I received an email from a friend in Hong Kong this morning:

Asia is watching in shock and wondering why if the problems are in the US, are the markets here selling off more dramatically.

It is back to fear tactics which immediately offset the fight or flight syndrome. In this case it is definitely all about flight. Asia in particular appears to be more volatile than other markets. It is based on sentiment according to Dan Parr, the Asia-Pacific head for BrandRapport, a consulting firm. Morgan Stanley might have released very positive third quarter earnings but nobody wants to believe that this is any indicator of their health. It is like withdrawing your bet from the fastest runner in the race because everybody else tells you that he’s surviving on steroids. Morgan and Goldman stock has come under such selling assault that their share price has gone down drastically. Investors are instead snapping up three-month Treasury bills with virtually no yield pushing gold to its biggest one-day gain in nearly 10 years.

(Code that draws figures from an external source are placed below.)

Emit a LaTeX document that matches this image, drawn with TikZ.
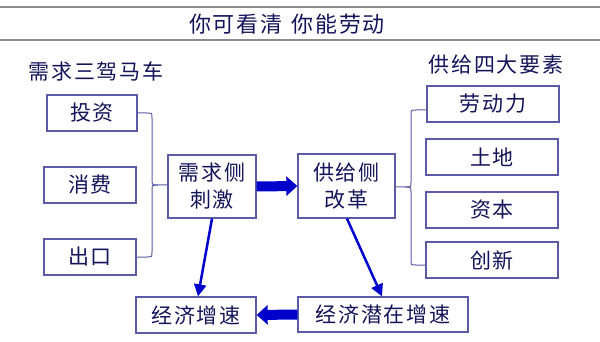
\documentclass[tikz,border=0pt]{standalone}
\usepackage{fontspec}
\usetikzlibrary{arrows.meta}
\newfontfamily\cjk[LetterSpace=8]{Noto Sans CJK SC}
\definecolor{txt}{HTML}{14145A}
\definecolor{bord}{HTML}{5B5BA8}
\definecolor{arr}{HTML}{0000CC}
\begin{document}
\begin{tikzpicture}[x=1pt,y=-1pt,
  box/.style={draw=bord,line width=1.3pt,fill=white,inner sep=0pt,text=txt,
    font=\cjk\fontsize{21}{27}\selectfont,align=center},
  lbl/.style={text=txt,font=\cjk\fontsize{21}{24}\selectfont,inner sep=0pt},
  thin/.style={draw=arr,line width=2.5pt,-{Triangle[length=12pt,width=12pt]}},
  thick/.style={draw=arr,line width=10pt,-{Triangle[length=11pt,width=19pt]}},
  brace/.style={draw=bord,line width=1pt}]
\useasboundingbox (0,0) rectangle (600,342);
\draw[gray!90,line width=2pt] (0,7) -- (600,7) (0,40) -- (600,40);
\node[lbl,font=\cjk\fontsize{22}{24}\selectfont] (title) at (287,24) {你可看清\hspace{9pt}你能劳动};
\node[lbl] (lefthead) at (96,71) {需求三驾马车};
\node[lbl] (righthead) at (496,65) {供给四大要素};
% left boxes
\node[box,minimum width=90pt,minimum height=36pt] (tz) at (92,113) {投资};
\node[box,minimum width=92pt,minimum height=36pt] (xf) at (90,185) {消费};
\node[box,minimum width=92pt,minimum height=36pt] (ck) at (90,257) {出口};
% middle
\node[box,minimum width=88pt,minimum height=63pt] (xq) at (212,186.5) {需求侧\\刺激};
\node[box,minimum width=97pt,minimum height=64pt] (gj) at (346.5,186) {供给侧\\改革};
\node[box,minimum width=120pt,minimum height=36pt] (zs) at (196,315) {经济增速};
\node[box,minimum width=170pt,minimum height=35pt] (qz) at (383,314.5) {经济潜在增速};
% right boxes
\node[box,minimum width=132pt,minimum height=36pt] (ld) at (493,104) {劳动力};
\node[box,minimum width=132pt,minimum height=36pt] (td) at (492,157) {土地};
\node[box,minimum width=132pt,minimum height=36pt] (zb) at (492,210) {资本};
\node[box,minimum width=132pt,minimum height=36pt] (cx) at (492,260) {创新};
% left brace
\draw[brace] (tz.east) -- (147,113) .. controls (152,113) .. (152,118) -- (152,179)
  .. controls (152,185) .. (158,185) -- (xq.west |- 0,185);
\draw[brace] (158,185) .. controls (152,185) .. (152,191) -- (152,252)
  .. controls (152,257) .. (147,257) -- (ck.east);
% right brace
\draw[brace] (ld.west |- 0,110) -- (416,110) .. controls (411,110) .. (411,115) -- (411,182)
  .. controls (411,187) .. (405,187) -- (gj.east |- 0,187);
\draw[brace] (405,187) .. controls (411,187) .. (411,192) -- (411,260)
  .. controls (411,265) .. (416,265) -- (cx.west |- 0,265);
% arrows
\draw[thick] (xq.east) -- (gj.west);
\draw[thick] (qz.west) -- (zs.east);
\draw[thin] (xq.south -| 212,0) -- (zs.north -| 198,0);
\draw[thin] (gj.south -| 347,0) -- (qz.north -| 382,0);
\end{tikzpicture}
\end{document}
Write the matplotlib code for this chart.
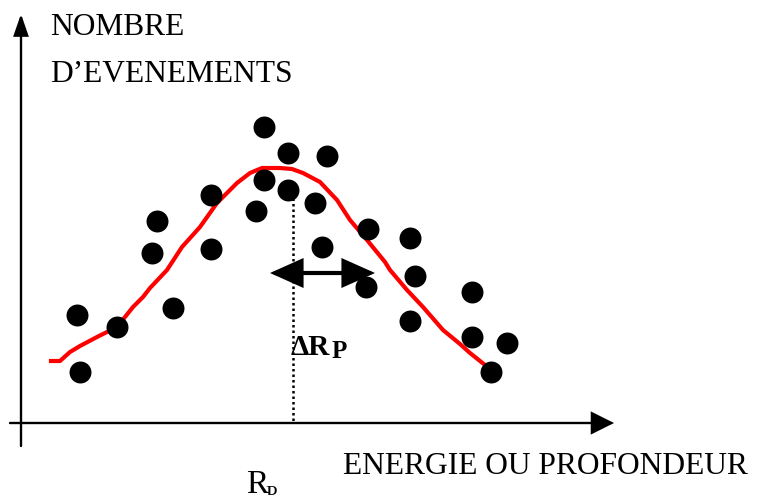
import matplotlib
matplotlib.use("Agg")
import matplotlib.pyplot as plt
from matplotlib.patches import FancyArrowPatch

# scatter of measured events (pixel-like coordinates of the sketch)
points_x = [77, 80, 117, 157, 152, 173, 211, 211, 264, 288, 264, 288, 256,
            315, 327, 322, 368, 366, 410, 415, 410, 472, 472, 507, 491]
points_y = [315, 372, 327, 221, 253, 308, 195, 249, 127, 153, 180, 190, 211,
            203, 156, 247, 229, 287, 238, 276, 321, 292, 337, 343, 372]

# hand drawn fit curve
curve_x = [51, 60, 70, 80, 97, 117, 133, 143, 150, 167, 182, 200, 217, 237,
           250, 262, 280, 292, 303, 320, 337, 350, 367, 385, 390, 407, 423,
           443, 460, 470, 485]
curve_y = [361, 361, 352, 346, 337, 327, 307, 297, 288, 270, 247, 227, 203,
           183, 173, 168, 168, 169, 173, 182, 200, 220, 240, 262, 270, 290,
           307, 330, 344, 353, 365]

rp = 293          # position of the peak
peak_y = 198
axis_y = 423
axis_x = 21
dr_left, dr_right, dr_y = 270, 375, 273

plt.rcParams["font.family"] = ["Liberation Serif", "DejaVu Serif"]

fig = plt.figure(figsize=(7.58, 4.95), dpi=100)
ax = fig.add_axes([0, 0, 1, 1])
ax.set_xlim(0, 758)
ax.set_ylim(495, 0)
ax.axis("off")


def arrow(p0, p1, style, lw, hl, hw):
    a = FancyArrowPatch(p0, p1, arrowstyle=f"{style},head_length={hl},head_width={hw}",
                        mutation_scale=1, color="black", lw=lw,
                        shrinkA=0, shrinkB=0, joinstyle="miter")
    ax.add_patch(a)


# axes arrows
arrow((10, axis_y), (614, axis_y), "-|>", 1.7, 14, 7)
arrow((axis_x, 446), (axis_x, 14), "-|>", 1.7, 13, 4.5)

# red curve
ax.plot(curve_x, curve_y, color="#ff0000", lw=3, solid_joinstyle="round")

# dots
ax.scatter(points_x, points_y, s=250, color="black", zorder=3, linewidths=0)

# dotted line at Rp
ax.plot([rp, rp], [peak_y, axis_y], color="black", lw=1.8,
        dashes=[1, 1.2], zorder=2)

# width arrow
arrow((dr_left, dr_y), (dr_right, dr_y), "<|-|>", 3, 19, 8.5)

# texts
fs = 22.7
ax.text(50, 35, "NOMBRE", fontsize=fs, va="baseline", ha="left")
ax.text(50, 82, "D\u2019EVENEMENTS", fontsize=fs, va="baseline", ha="left")
ax.text(343, 474, "ENERGIE OU PROFONDEUR", fontsize=fs, va="baseline", ha="left")

ax.text(246, 493, "R", fontsize=24, va="baseline", ha="left")
ax.text(265, 500, "P", fontsize=15, va="baseline", ha="left")

ax.text(291, 355, "\u0394R", fontsize=21, fontweight="bold", va="baseline", ha="left")
ax.text(332, 358, "P", fontsize=18, fontweight="bold", va="baseline", ha="left")

fig.savefig("out.png", dpi=100)
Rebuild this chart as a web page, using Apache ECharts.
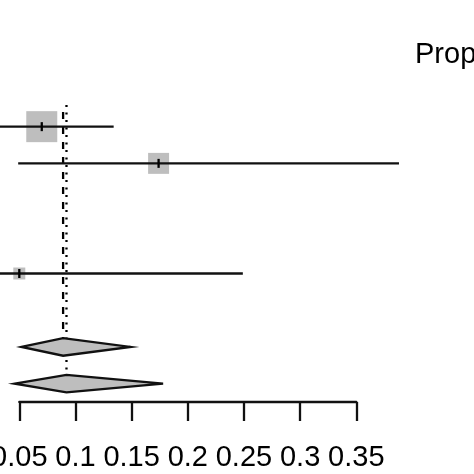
<!DOCTYPE html>
<html>
<head>
<meta charset="utf-8">
<script src="https://cdn.jsdelivr.net/npm/echarts@6/dist/echarts.min.js"></script>
<style>
html,body{margin:0;padding:0;background:#fff;}
#chart{width:474px;height:474px;}
</style>
</head>
<body>
<div id="chart"></div>
<script>
// ---- data ----
const rowLabels = ['Study 1', 'Study 2', '', '', 'Study 3', '', 'Fixed effect model', 'Random effects model'];
const studyNames = ['Study 1', 'Study 2', 'Study 3'];
const studyEst = [0.070, 0.174, 0.050];
const studyLower = [0.025, 0.049, 0.001];
const studyUpper = [0.134, 0.388, 0.249];
const studyWeight = [62.2, 28.5, 9.3];
const summaryNames = ['Fixed effect model', 'Random effects model'];
const summaryEst = [0.089, 0.092];
const summaryLower = [0.052, 0.046];
const summaryUpper = [0.149, 0.178];
const xMin = 0.05, xMax = 0.35, xStep = 0.05;
const axisTitle = 'Proportion';

const FONT = '"Liberation Sans", Arial, sans-serif';
const chart = echarts.init(document.getElementById('chart'), null, {renderer: 'canvas'});

const studyData = studyNames.map((n, i) => [studyEst[i], rowLabels.indexOf(n), studyLower[i], studyUpper[i], studyWeight[i]]);
const summaryData = summaryNames.map((n, i) => [summaryEst[i], rowLabels.indexOf(n), summaryLower[i], summaryUpper[i]]);
const refData = summaryNames.map((n, i) => [summaryEst[i], rowLabels.indexOf(n), i]);

chart.setOption({
  animation: false,
  backgroundColor: '#fff',
  grid: {left: 19.3, right: 117.7, top: 108.3, bottom: 72, containLabel: false, outerBoundsMode: 'none'},
  xAxis: {
    type: 'value', min: xMin, max: xMax, interval: xStep,
    splitLine: {show: false},
    axisLine: {show: true, lineStyle: {color: '#111', width: 2.3}},
    axisTick: {show: true, length: 19, lineStyle: {color: '#111', width: 2.3}},
    axisLabel: {color: '#000', fontSize: 29, fontFamily: FONT, margin: 41, showMinLabel: true, showMaxLabel: true, hideOverlap: false}
  },
  yAxis: {
    type: 'category', data: rowLabels, inverse: true, show: false
  },
  graphic: [{
    type: 'text', left: 415, top: 40,
    style: {text: axisTitle, font: '29px ' + FONT, fill: '#000'}
  }],
  series: [
    {
      type: 'custom', clip: false, z: 1,
      data: refData,
      renderItem: function (params, api) {
        const x = api.coord([api.value(0), 0])[0];
        const band = api.size([0, 1])[1];
        const yTop = api.coord([0, 0])[1] - 0.59 * band;
        const yBot = api.coord([0, api.value(1)])[1] - 9;
        const dashed = api.value(2) === 0;
        return {
          type: 'line',
          shape: {x1: x, y1: yTop, x2: x, y2: yBot},
          style: {stroke: '#000', lineWidth: 2.3, lineDash: dashed ? [7, 8] : [2, 5.5], lineDashOffset: dashed ? 8 : 0}
        };
      }
    },
    {
      type: 'custom', clip: false, z: 2,
      data: studyData,
      renderItem: function (params, api) {
        const c = api.coord([api.value(0), api.value(1)]);
        const lo = api.coord([api.value(2), api.value(1)]);
        const hi = api.coord([api.value(3), api.value(1)]);
        const s = 3.93 * Math.sqrt(api.value(4));
        return {
          type: 'group',
          children: [
            {type: 'rect', shape: {x: c[0] - s / 2, y: c[1] - s / 2, width: s, height: s}, style: {fill: '#bebebe'}},
            {type: 'line', shape: {x1: lo[0], y1: c[1], x2: hi[0], y2: c[1]}, style: {stroke: '#111', lineWidth: 2.3}},
            {type: 'line', shape: {x1: c[0], y1: c[1] - 4.5, x2: c[0], y2: c[1] + 4.5}, style: {stroke: '#000', lineWidth: 2.3}}
          ]
        };
      }
    },
    {
      type: 'custom', clip: false, z: 3,
      data: summaryData,
      renderItem: function (params, api) {
        const c = api.coord([api.value(0), api.value(1)]);
        const lo = api.coord([api.value(2), api.value(1)]);
        const hi = api.coord([api.value(3), api.value(1)]);
        const h = 8.8;
        return {
          type: 'polygon',
          shape: {points: [[lo[0], c[1]], [c[0], c[1] - h], [hi[0], c[1]], [c[0], c[1] + h]]},
          style: {fill: '#bebebe', stroke: '#111', lineWidth: 2.3}
        };
      }
    }
  ]
});
</script>
</body>
</html>
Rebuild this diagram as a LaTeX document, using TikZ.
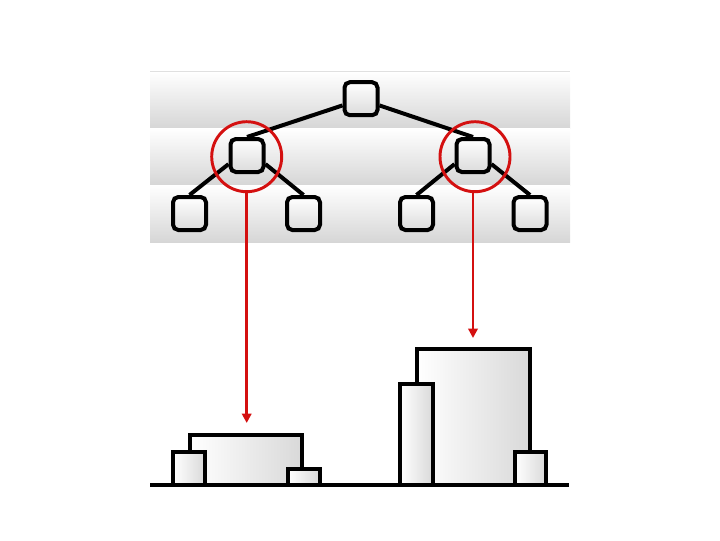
\documentclass[tikz,border=0pt]{standalone}
\usetikzlibrary{arrows.meta}
\definecolor{hred}{HTML}{D41010}
\tikzset{
  tnode/.style={draw=black, line width=3pt, rounded corners=4pt, minimum size=24.75pt, inner sep=0pt, top color=white, bottom color=black!14},
  tedge/.style={draw=black, line width=3pt},
  band/.style={top color=white, bottom color=black!16, draw=none},
  hring/.style={draw=hred, line width=2.2pt, circle, minimum size=52.5pt, inner sep=0pt},
  harrow/.style={draw=hred, line width=2.2pt, -{Triangle[width=7pt,length=7pt]}},
  blockbox/.style={draw=black, line width=3pt, left color=white, right color=black!15},
}
\begin{document}
\begin{tikzpicture}[x=0.75pt, y=-0.75pt]
\useasboundingbox (0,0) rectangle (720,540);
% bands
\shade[band] (150,71.5) rectangle (570,128);
\shade[band] (150,128) rectangle (570,185);
\shade[band] (150,185) rectangle (570,242);
\draw[black!12, line width=0.6pt] (150,71.5) -- (570,71.5);
% tree nodes
\node[tnode] (r) at (361,98.7) {};
\node[tnode] (c1) at (247,155.5) {};
\node[tnode] (c2) at (473,155.5) {};
\node[tnode] (g1) at (189.5,213.5) {};
\node[tnode] (g2) at (303.5,213.5) {};
\node[tnode] (g3) at (416.5,213.5) {};
\node[tnode] (g4) at (530,213.5) {};
% edges
\draw[tedge] (r.200) -- (c1.north);
\draw[tedge] (r.340) -- (c2.north);
\draw[tedge] (c1.205) -- (g1.north);
\draw[tedge] (c1.335) -- (g2.north);
\draw[tedge] (c2.205) -- (g3.north);
\draw[tedge] (c2.335) -- (g4.north);
% highlight rings
\node[hring] (h1) at (246.7,156.7) {};
\node[hring] (h2) at (475,156.7) {};
\coordinate (t1) at (246.7,423);
\coordinate (t2) at (473,338);
\draw[harrow] (h1.south) -- (t1);
\draw[harrow] (h2.south -| t2) -- (t2);
% bottom blocks, left group
\draw[blockbox] (189.7,485) rectangle (302,435.3);
\draw[blockbox] (173,485) rectangle (205.3,452);
\draw[blockbox] (288,485) rectangle (319.7,468.7);
% right group
\draw[blockbox] (417,485) rectangle (529.7,349.3);
\draw[blockbox] (400.3,485) rectangle (433,384.3);
\draw[blockbox] (514.7,485) rectangle (546.3,452);
% baseline
\draw[black, line width=3pt] (150,485) -- (569,485);
\end{tikzpicture}
\end{document}
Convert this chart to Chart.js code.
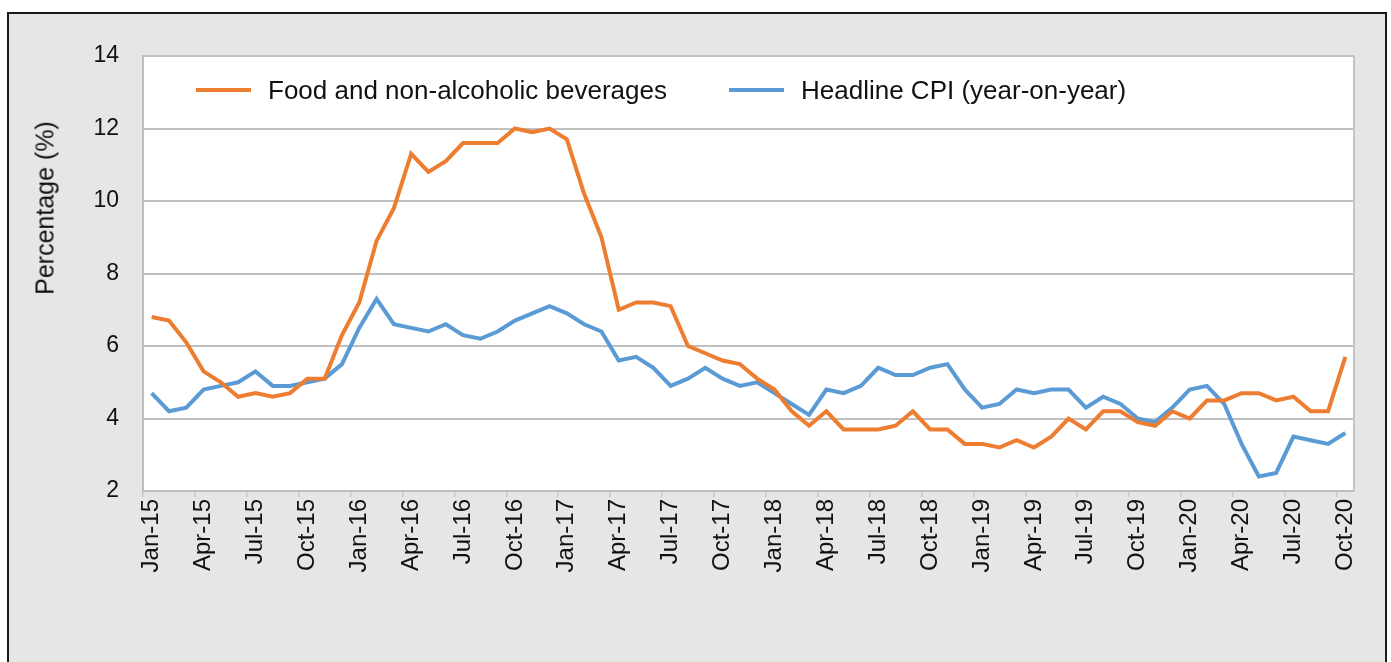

The only truly happy person must be the Indian housewife who has become rich overnight by virtue of her stridhan (gold jewelery inherited by an Indian woman at the time of her wedding).

My friend continues her email:

Also America’s credibility as bastion of free markets has fallen hard.

Indeed the Fed’s bail out of AIG, Fannie and Freddie are perceived by many as a free market detour. A free market economy refers to a system where the buyers and sellers are solely responsible for the choices they make. Free market gives the absolute power to prices to determine the allocation and distribution of goods and services. However, the notion of free market is mainly a theoretical concept as every country, even capitalist ones, places some restrictions on the ownership and exchange of commodities.

Whether the bailouts were a good idea or not remains to be seen. Some remained concerned about the depletion of the Fed’s resources, others remain incensed about the use of tax dollars. However one has to consider the the ripple effects of the failure of a Fannie, Freddie or AIG on the US and then global markets. Shockwaves in Asia are case in point. Personally, I am still annoyed that the Fed would not put up a paltry $4 billion to bail out Lehman Brothers. Had it done so, Morgan Stanley and Goldman Sachs might be having a better day. Not to mention the 15,000 Lehman employees who did not get bought by Barclays.